What to explore
日本語で読むThings worth trying — roughly in the order that matters most for testing.
Read something
The most useful thing you can do is read works you'd normally read and see if anything feels off.
Adding works
- + button (bottom right) → pick a source to open the in-app browser
- Share a URL from any browser or app
- Local files — plain text and ZIP
Supported sources
What to look for
- Text that renders wrong — broken ruby, garbled characters, weird spacing
- Navigation issues — chapters out of order, missing content, TOC problems
- Works that fail to add or download
- Anything that interrupts reading flow
If something looks off, use the bug icon in the reader overlay (top left) to report it with the problematic text selected — that gives the most context for reproducing the issue.
Sync across devices
If you have multiple devices (Android, iOS, or both), try Makura Sync. $1/month, but the 30-day free trial starts automatically.
Setup
- Tap the sync icon at the top of the library screen
- Sign in with your Google account (Apple works as well)
- The trial starts — no payment needed
What to try
- Read on one device, switch to another — does your position carry over?
- Add a work on one device — does it appear on the other?
- Bookmark something manually (long-press a bookmark) — does it sync with the device name?
When it syncs
The app syncs when you open it and when you leave it (switch to another app or lock the screen). There's no manual sync button — it happens automatically on activation and deactivation.
What syncs
- Reading position, library, bookmarks
- Up to 10 linked Google and Apple accounts (any combination)
- Subscribe on one account — all linked devices get access
- Ads are removed while subscribed
If something goes wrong
The sync details screen (tap the sync icon) shows diagnostic information — last sync time, account status, error details. There's a copy button that puts all the diagnostics into your clipboard — paste it into the in-app bug report or email to android-beta-feedback@kotonoha.ws. Do not post diagnostics to the group — they contain account identifiers.
Download rules
Settings → Download budget. The app downloads chapters ahead of your reading, but you control exactly how.
How it works
Rules are checked top to bottom — first match wins. No match = downloads pause. Each rule has conditions (network, power, battery) and targets (how many works, how far ahead).
What to try
- Switch between WiFi and mobile data — do the download limits change?
- Edit a rule or add a new one — does the behavior match?
- Long-press a work in the library → force download — does it download immediately regardless of rules?
- Read for a while, then check: did it prefetch ahead based on your reading speed?
Defaults
- Mobile — current work only, 2 chapters / 30 min ahead
- WiFi + battery — all works, 2 chapters / 60 min ahead
- WiFi + charging — all works, no limit
Settings
Menu → ⚙️ in the reader. Typography is deeply customizable — every setting has a live preview with instant reflow.
Display
- Fonts — several typefaces, some download on first selection
- Font size, line gap, character spacing, ruby size/offset — all continuous sliders
- Punctuation spacing — printed Japanese books add a full cell of space around punctuation.

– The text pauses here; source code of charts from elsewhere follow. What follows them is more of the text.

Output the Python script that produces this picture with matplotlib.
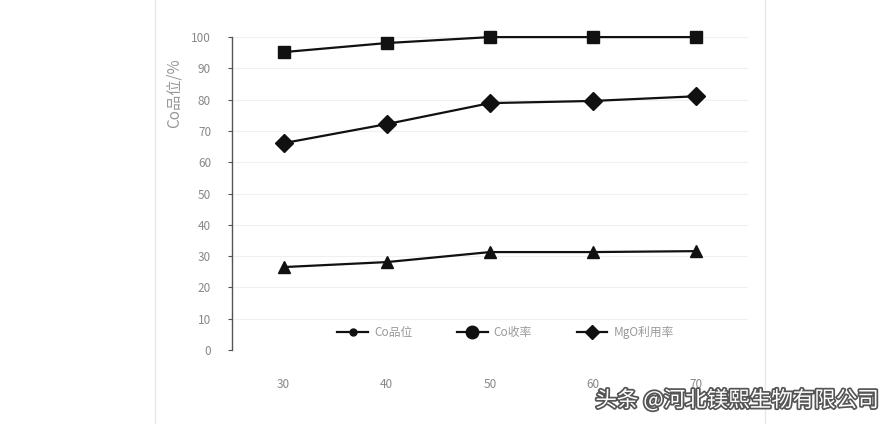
import matplotlib.pyplot as plt
from matplotlib.lines import Line2D
import matplotlib.patheffects as pe

plt.rcParams['font.family'] = ['Noto Sans CJK SC', 'DejaVu Sans']

x = [30, 40, 50, 60, 70]
co_grade = [26.5, 28.1, 31.3, 31.3, 31.6]
co_recovery = [95.2, 98.1, 100, 100, 100]
mgo_use = [66.1, 72.2, 78.9, 79.6, 81.1]
legend_labels = ['Co品位', 'Co收率', 'MgO利用率']
ylabel = 'Co品位/%'
yticks = list(range(0, 101, 10))

fig = plt.figure(figsize=(8.92, 4.24), dpi=100)
ax = fig.add_axes([0.26, 0.1745, 0.5786, 0.738])

ax.plot(x, co_recovery, color='#111111', lw=1.6, marker='s', ms=9, clip_on=False)
ax.plot(x, mgo_use, color='#111111', lw=1.6, marker='D', ms=9, clip_on=False)
ax.plot(x, co_grade, color='#111111', lw=1.6, marker='^', ms=9, clip_on=False)

ax.set_xlim(25, 75)
ax.set_ylim(0, 100)
ax.set_xticks(x)
ax.set_yticks(yticks)
ax.yaxis.grid(True, color='#f0f0f0', lw=0.8)
ax.set_axisbelow(True)
for s in ['top', 'right', 'bottom']:
    ax.spines[s].set_visible(False)
ax.spines['left'].set_color('#555555')
ax.spines['left'].set_linewidth(1.0)
ax.tick_params(axis='y', length=3, color='#555555', labelsize=8.5, labelcolor='#888888', pad=12)
ax.tick_params(axis='x', length=0, labelsize=8.5, labelcolor='#888888', pad=20)
ax.set_ylabel(ylabel, color='#999999', fontsize=11, labelpad=8)
ax.yaxis.set_label_coords(-0.095, 0.82)

handles = [
    Line2D([], [], color='#111111', lw=1.6, marker='o', ms=5),
    Line2D([], [], color='#111111', lw=1.6, marker='o', ms=9),
    Line2D([], [], color='#111111', lw=1.6, marker='D', ms=7),
]
leg = ax.legend(handles, legend_labels, loc='lower center', bbox_to_anchor=(0.53, 0.0),
                ncol=3, frameon=False, fontsize=8.5, handlelength=2.6, columnspacing=3.8,
                handletextpad=0.5)
for t in leg.get_texts():
    t.set_color('#999999')

# faint border lines of the screenshot
fig.add_artist(Line2D([155 / 892, 155 / 892], [0, 1], color='#e8e8e8', lw=1))
fig.add_artist(Line2D([765 / 892, 765 / 892], [0, 1], color='#e8e8e8', lw=1))

fig.text(0.985, 0.055, '头条 @河北镁熙生物有限公司', ha='right', va='center', fontsize=15.5,
         color='white', path_effects=[pe.withStroke(linewidth=2.5, foreground='#555555')])

fig.savefig('out.png', dpi=100)
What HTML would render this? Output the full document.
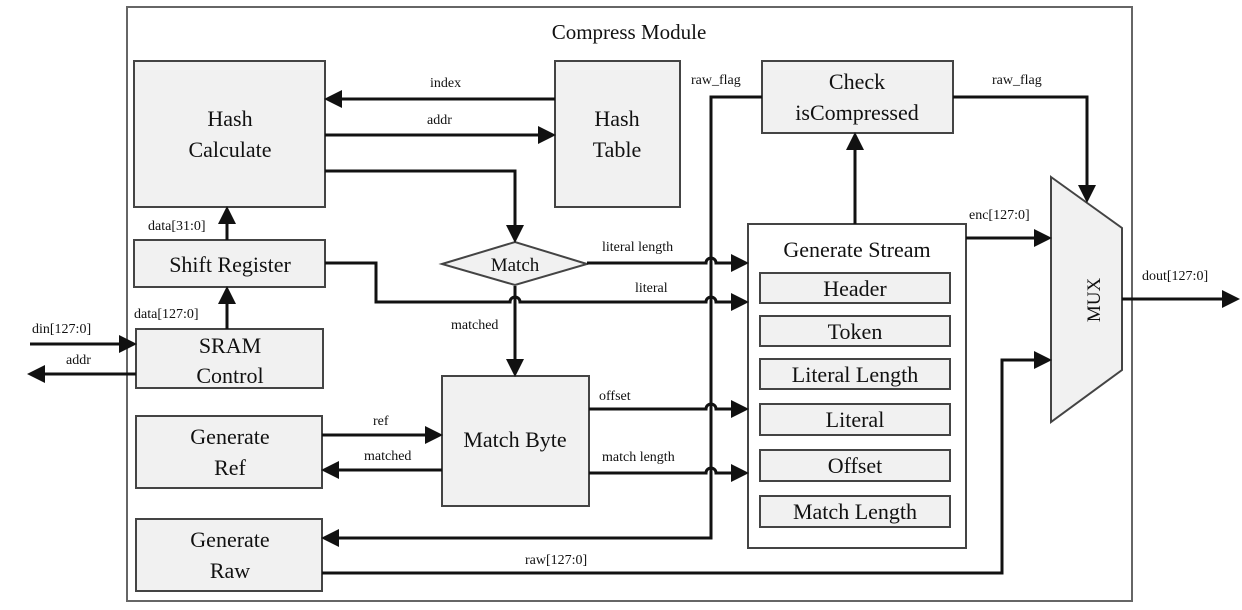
<!DOCTYPE html>
<html><head><meta charset="utf-8"><style>
html,body{margin:0;padding:0;background:#fff;}
svg text{font-family:"Liberation Serif",serif;fill:#111;}
.b{fill:#f1f1f1;stroke:#444;stroke-width:2;}
.w{fill:none;stroke:#111;stroke-width:3;}
.l{font-size:14px;}
.t{font-size:22px;text-anchor:middle;}
</style></head><body>
<svg width="1242" height="605" viewBox="0 0 1242 605" xmlns="http://www.w3.org/2000/svg">
<defs><marker id="a" markerWidth="6" markerHeight="6" refX="5" refY="3" orient="auto" markerUnits="strokeWidth"><path d="M0,0 L6,3 L0,6 Z" fill="#111"/></marker></defs>
<rect x="127" y="7" width="1005" height="594" fill="#fff" stroke="#666" stroke-width="2"/>
<text x="629" y="39" class="t" style="font-size:21px">Compress Module</text>

<rect class="b" x="134" y="61" width="191" height="146"/>
<text class="t" x="230" y="126">Hash</text><text class="t" x="230" y="157">Calculate</text>
<rect class="b" x="555" y="61" width="125" height="146"/>
<text class="t" x="617" y="126">Hash</text><text class="t" x="617" y="157">Table</text>
<rect class="b" x="134" y="240" width="191" height="47"/>
<text class="t" x="230" y="272">Shift Register</text>
<rect class="b" x="136" y="329" width="187" height="59"/>
<text class="t" x="230" y="353">SRAM</text><text class="t" x="230" y="383">Control</text>
<rect class="b" x="136" y="416" width="186" height="72"/>
<text class="t" x="230" y="444">Generate</text><text class="t" x="230" y="475">Ref</text>
<rect class="b" x="442" y="376" width="147" height="130"/>
<text class="t" x="515" y="447">Match Byte</text>
<rect class="b" x="136" y="519" width="186" height="72"/>
<text class="t" x="230" y="547">Generate</text><text class="t" x="230" y="578">Raw</text>
<polygon class="b" points="442,264 515,242 587,264 515,285"/>
<text class="t" x="515" y="271" style="font-size:19px">Match</text>
<rect class="b" x="762" y="61" width="191" height="72"/>
<text class="t" x="857" y="89">Check</text><text class="t" x="857" y="120">isCompressed</text>
<rect x="748" y="224" width="218" height="324" fill="#fff" stroke="#444" stroke-width="2"/>
<text class="t" x="857" y="257">Generate Stream</text>
<rect class="b" x="760" y="273" width="190" height="30"/><text class="t" x="855" y="296">Header</text>
<rect class="b" x="760" y="316" width="190" height="30"/><text class="t" x="855" y="339">Token</text>
<rect class="b" x="760" y="359" width="190" height="30"/><text class="t" x="855" y="382">Literal Length</text>
<rect class="b" x="760" y="404" width="190" height="31"/><text class="t" x="855" y="427">Literal</text>
<rect class="b" x="760" y="450" width="190" height="31"/><text class="t" x="855" y="473">Offset</text>
<rect class="b" x="760" y="496" width="190" height="31"/><text class="t" x="855" y="519">Match Length</text>
<polygon class="b" points="1051,177 1122,228 1122,370 1051,422"/>
<text class="t" transform="translate(1093,300) rotate(-90)" y="7" style="font-size:19px">MUX</text>

<path class="w" d="M555,99 H327" marker-end="url(#a)"/>
<path class="w" d="M325,135 H553" marker-end="url(#a)"/>
<path class="w" d="M325,171 H515 V240" marker-end="url(#a)"/>
<path class="w" d="M227,240 V209" marker-end="url(#a)"/>
<path class="w" d="M227,329 V289" marker-end="url(#a)"/>
<path class="w" d="M30,344 H134" marker-end="url(#a)"/>
<path class="w" d="M136,374 H30" marker-end="url(#a)"/>
<path class="w" d="M322,435 H440" marker-end="url(#a)"/>
<path class="w" d="M442,470 H324" marker-end="url(#a)"/>
<path class="w" d="M515,286 V374" marker-end="url(#a)"/>
<path class="w" d="M587,263 H706 a5,5 0 0 1 10,0 H746" marker-end="url(#a)"/>
<path class="w" d="M325,263 H376 V302 H510 a5,5 0 0 1 10,0 H706 a5,5 0 0 1 10,0 H746" marker-end="url(#a)"/>
<path class="w" d="M589,409 H706 a5,5 0 0 1 10,0 H746" marker-end="url(#a)"/>
<path class="w" d="M589,473 H706 a5,5 0 0 1 10,0 H746" marker-end="url(#a)"/>
<path class="w" d="M762,97 H711 V538 H324" marker-end="url(#a)"/>
<path class="w" d="M953,97 H1087 V200" marker-end="url(#a)"/>
<path class="w" d="M855,224 V135" marker-end="url(#a)"/>
<path class="w" d="M966,238 H1049" marker-end="url(#a)"/>
<path class="w" d="M322,573 H1002 V360 H1049" marker-end="url(#a)"/>
<path class="w" d="M1122,299 H1237" marker-end="url(#a)"/>

<text class="l" x="430" y="87">index</text>
<text class="l" x="427" y="124">addr</text>
<text class="l" x="148" y="230">data[31:0]</text>
<text class="l" x="134" y="318">data[127:0]</text>
<text class="l" x="32" y="333">din[127:0]</text>
<text class="l" x="66" y="364">addr</text>
<text class="l" x="373" y="425">ref</text>
<text class="l" x="364" y="460">matched</text>
<text class="l" x="451" y="329">matched</text>
<text class="l" x="602" y="251">literal length</text>
<text class="l" x="635" y="292">literal</text>
<text class="l" x="599" y="400">offset</text>
<text class="l" x="602" y="461">match length</text>
<text class="l" x="525" y="564">raw[127:0]</text>
<text class="l" x="691" y="84">raw_flag</text>
<text class="l" x="992" y="84">raw_flag</text>
<text class="l" x="969" y="219">enc[127:0]</text>
<text class="l" x="1142" y="280">dout[127:0]</text>
</svg>
</body></html>
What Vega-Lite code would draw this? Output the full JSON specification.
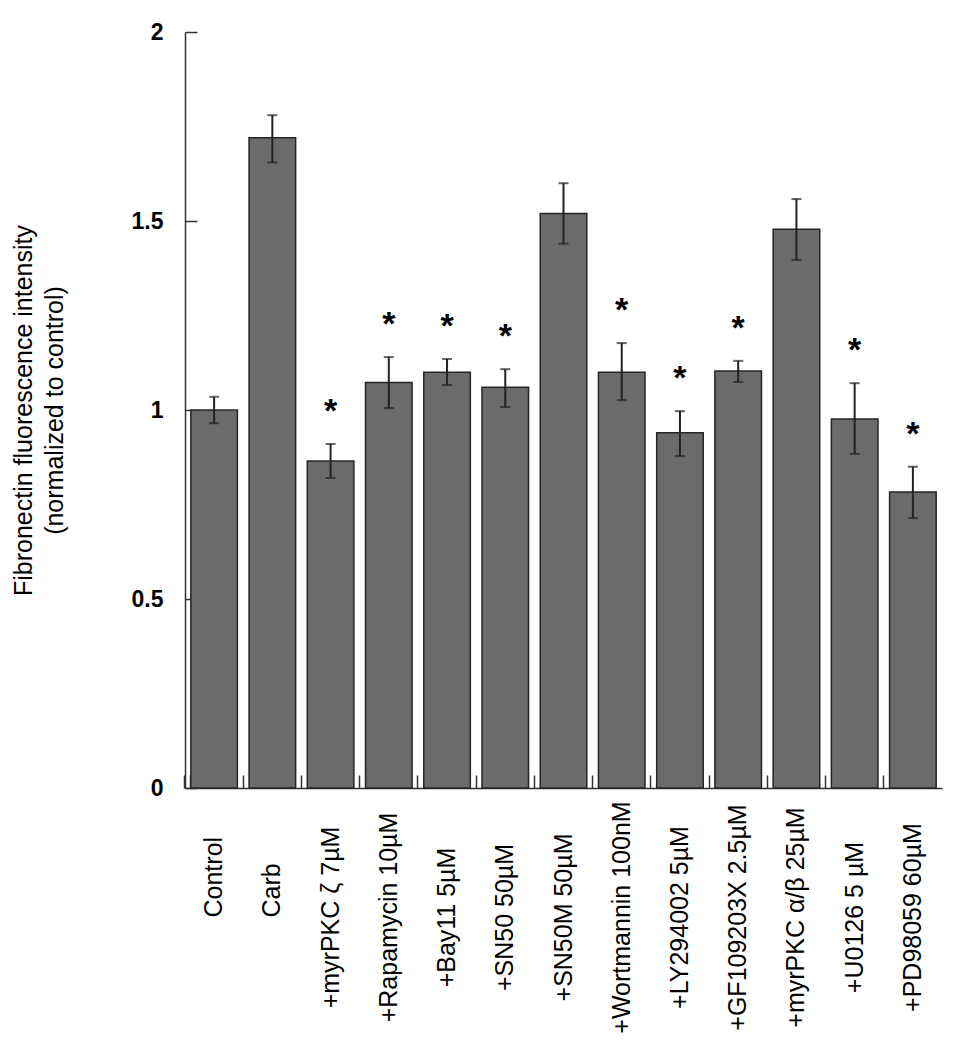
{
  "$schema": "https://vega.github.io/schema/vega-lite/v6.json",
  "autosize": {"type": "none"},
  "width": 757,
  "height": 756,
  "padding": {"left": 185, "top": 32, "right": 15, "bottom": 262},
  "background": "white",
  "config": {
    "font": "Liberation Sans",
    "view": {"stroke": null}
  },
  "data": {
    "values": [
      {"treatment": "Control", "value": 1.0, "lo": 0.965, "hi": 1.035, "sig": ""},
      {"treatment": "Carb", "value": 1.72, "lo": 1.655, "hi": 1.78, "sig": ""},
      {"treatment": "+myrPKC ζ 7µM", "value": 0.865, "lo": 0.82, "hi": 0.91, "sig": "*"},
      {"treatment": "+Rapamycin 10µM", "value": 1.073, "lo": 1.005, "hi": 1.14, "sig": "*"},
      {"treatment": "+Bay11 5µM", "value": 1.1, "lo": 1.066, "hi": 1.135, "sig": "*"},
      {"treatment": "+SN50 50µM", "value": 1.06, "lo": 1.008, "hi": 1.108, "sig": "*"},
      {"treatment": "+SN50M 50µM", "value": 1.52, "lo": 1.44, "hi": 1.6, "sig": ""},
      {"treatment": "+Wortmannin 100nM", "value": 1.1, "lo": 1.026, "hi": 1.177, "sig": "*"},
      {"treatment": "+LY294002 5µM", "value": 0.94, "lo": 0.878, "hi": 0.997, "sig": "*"},
      {"treatment": "+GF109203X 2.5µM", "value": 1.103, "lo": 1.074, "hi": 1.13, "sig": "*"},
      {"treatment": "+myrPKC α/β 25µM", "value": 1.478, "lo": 1.397, "hi": 1.558, "sig": ""},
      {"treatment": "+U0126 5 µM", "value": 0.976, "lo": 0.884, "hi": 1.071, "sig": "*"},
      {"treatment": "+PD98059 60µM", "value": 0.783, "lo": 0.714, "hi": 0.85, "sig": "*"}
    ]
  },
  "encoding": {
    "x": {
      "field": "treatment",
      "type": "nominal",
      "sort": null,
      "scale": {"paddingInner": 0.2, "paddingOuter": 0.1},
      "axis": {
        "title": null,
        "domainColor": "#333333",
        "domainWidth": 1.5,
        "tickColor": "#333333",
        "tickWidth": 1.5,
        "tickSize": -13,
        "bandPosition": -0.125,
        "tickExtra": true,
        "labelAngle": 270,
        "labelAlign": {"condition": {"test": "datum.value === 'Control' || datum.value === 'Carb'", "value": "left"}, "value": "center"},
        "labelBaseline": "middle",
        "labelPadding": 142,
        "labelFontSize": 25,
        "labelColor": "#000000",
        "labelLimit": 0
      }
    }
  },
  "layer": [
    {
      "mark": {"type": "bar", "fill": "#6b6b6b", "stroke": "#262626", "strokeWidth": 1.5},
      "encoding": {
        "y": {
          "field": "value",
          "type": "quantitative",
          "scale": {"domain": [0, 2], "nice": false},
          "axis": {
            "values": [0, 0.5, 1, 1.5, 2],
            "format": "~g",
            "grid": false,
            "domainColor": "#333333",
            "domainWidth": 1.5,
            "tickColor": "#333333",
            "tickWidth": 1.5,
            "tickSize": -12,
            "labelPadding": 34,
            "labelFontSize": 23,
            "labelFontWeight": "bold",
            "labelColor": "#000000",
            "title": ["Fibronectin fluorescence intensity", "(normalized to control)"],
            "titleFontSize": 25,
            "titleFontWeight": "normal",
            "titleColor": "#000000",
            "titleAngle": 270,
            "titleAlign": "center",
            "titleBaseline": "top",
            "titleX": -174,
            "titleY": 378,
            "titleLineHeight": 31
          }
        }
      }
    },
    {
      "mark": {"type": "rule", "color": "#222222", "strokeWidth": 2},
      "encoding": {
        "y": {"field": "lo", "type": "quantitative"},
        "y2": {"field": "hi"}
      }
    },
    {
      "mark": {"type": "tick", "color": "#222222", "thickness": 2, "size": 10, "orient": "horizontal"},
      "encoding": {
        "y": {"field": "lo", "type": "quantitative"}
      }
    },
    {
      "mark": {"type": "tick", "color": "#222222", "thickness": 2, "size": 10, "orient": "horizontal"},
      "encoding": {
        "y": {"field": "hi", "type": "quantitative"}
      }
    },
    {
      "mark": {"type": "text", "fontSize": 34, "fontWeight": "bold", "color": "#000000", "baseline": "alphabetic", "align": "center", "dy": -22},
      "encoding": {
        "y": {"field": "hi", "type": "quantitative"},
        "text": {"field": "sig"}
      }
    }
  ]
}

This slider goes from fully closed up (0) to the classical full-cell spacing (1), continuously.
- Theme — light, sepia, dark
- Split view — two-column layout, useful on tablets in portrait
- Margins — tap the book preview in the settings screen to open the margin editor. Per-orientation, each side adjustable independently.
Navigation
- Tap mode — "Left = next", "Right = next", or "Any = next" (good for one-handed reading)
- Swipe direction — your choice
Content normalization
Settings → Reading settings → Text Processing. Web novel text is inconsistent — these settings adapt it for vertical reading. All changes preview in real time.
- Blank lines — tidy (close up strays), bounded (cap successive ones), or as written
- Horizontal numbers (TCY) — how short numbers like "12" display inside vertical text. Four aggressiveness levels.